Vertical Pod Autoscaling

For automatic resource request/limit adjustment:

# Install VPA
git clone https://github.com/kubernetes/autoscaler.git
cd autoscaler/vertical-pod-autoscaler
./hack/vpa-up.sh

apiVersion: autoscaling.k8s.io/v1
kind: VerticalPodAutoscaler
metadata:
  name: app-vpa
spec:
  targetRef:
    apiVersion: "apps/v1"
    kind: Deployment
    name: app

  updatePolicy:
    updateMode: "Auto"  # Can be: Off, Initial, Recreate, Auto

Troubleshooting

# Check metrics availability
kubectl top nodes
kubectl top pods

# View HPA events
kubectl describe hpa web-app-hpa

# Check metrics-server logs
kubectl logs -n kube-system -l k8s-app=metrics-server

# Manually query metrics
kubectl get --raw /apis/metrics.k8s.io/v1beta1/nodes

# Debug HPA calculations
kubectl get hpa web-app-hpa -o yaml | grep -A 10 "status:"

Best Practices

Set appropriate resource requests for metrics to work
Use multiple metrics (CPU + memory)
Conservative scale-down to prevent flapping
Monitor scaling events in logs
Test scaling behavior under load
Set reasonable min/max replicas
Consider Pod Disruption Budgets

FAQ

Q: What's the minimum time for HPA to scale?
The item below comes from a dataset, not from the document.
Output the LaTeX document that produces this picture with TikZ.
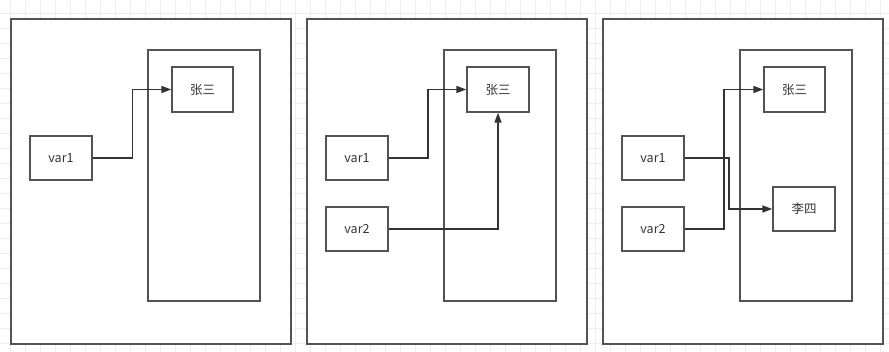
\documentclass[tikz,border=0pt]{standalone}
\usepackage{fontspec}
\setmainfont{Noto Sans CJK SC}
\usetikzlibrary{arrows.meta}
\definecolor{boxline}{HTML}{505357}
\definecolor{arrowline}{HTML}{333333}
\definecolor{txt}{HTML}{333333}
\definecolor{gridc}{HTML}{EEEEEE}
\tikzset{
  panel/.style={draw=boxline, line width=2pt, fill=white, inner sep=0pt},
  heap/.style={draw=boxline, line width=1.5pt, fill=white, inner sep=0pt},
  cell/.style={draw=boxline, line width=1.4pt, fill=white, inner sep=0pt,
    text=txt, font=\fontsize{12.5pt}{14pt}\selectfont},
  arr/.style={draw=arrowline, line width=1.5pt,
    -{Triangle[length=10pt,width=7pt]}},
}
\begin{document}
\begin{tikzpicture}[x=1pt,y=-1pt]
\useasboundingbox (0,0) rectangle (889,352);
\fill[white] (0,0) rectangle (889,352);
\foreach \x in {10,25,...,889} \draw[gridc, line width=1pt] (\x,0) -- (\x,352);
\foreach \y in {14,29,...,352} \draw[gridc, line width=1pt] (0,\y) -- (889,\y);

% Panel 1
\node[panel, minimum width=280pt, minimum height=325pt] (p1outer) at (151,181.5) {};
\node[heap, minimum width=112pt, minimum height=251pt] (p1inner) at (204,175.5) {};
\node[cell, minimum width=61pt, minimum height=45pt] (p1zs) at (202.5,89.5) {张三};
\node[cell, minimum width=62pt, minimum height=44pt] (p1v1) at (61,158) {var1};
\draw[arr] (p1v1.east) -- ++(40,0) |- (p1zs.west);

% Panel 2
\node[panel, minimum width=280pt, minimum height=325pt] (p2outer) at (447,181.5) {};
\node[heap, minimum width=112pt, minimum height=251pt] (p2inner) at (500,175.5) {};
\node[cell, minimum width=62pt, minimum height=45pt] (p2zs) at (498,89.5) {张三};
\node[cell, minimum width=62pt, minimum height=44pt] (p2v1) at (357,158) {var1};
\node[cell, minimum width=62pt, minimum height=44pt] (p2v2) at (357,229) {var2};
\draw[arr] (p2v1.east) -- ++(39.5,0) |- (p2zs.west);
\draw[arr] (p2v2.east) -| (p2zs.south);

% Panel 3
\node[panel, minimum width=280pt, minimum height=325pt] (p3outer) at (743,181.5) {};
\node[heap, minimum width=112pt, minimum height=251pt] (p3inner) at (796,175.5) {};
\node[cell, minimum width=61pt, minimum height=45pt] (p3zs) at (794.5,89.5) {张三};
\node[cell, minimum width=62pt, minimum height=44pt] (p3ls) at (804,209) {李四};
\node[cell, minimum width=62pt, minimum height=44pt] (p3v1) at (653,158) {var1};
\node[cell, minimum width=62pt, minimum height=44pt] (p3v2) at (653,229) {var2};
\draw[arr] (p3v2.east) -- ++(39.5,0) |- (p3zs.west);
\draw[arr] (p3v1.east) -- ++(44.5,0) |- (p3ls.west);
\end{tikzpicture}
\end{document}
A: Default is 3 minutes to scale down, 0 seconds to scale up. Configurable via stabilizationWindowSeconds.

Q: Why isn't HPA scaling my pods? A: Ensure metrics-server is running and pods have resource requests defined. Check with kubectl top pods.

Q: Can HPA scale to zero? A: No, minimum is 1 replica. Use cluster autoscaling for node-level scaling.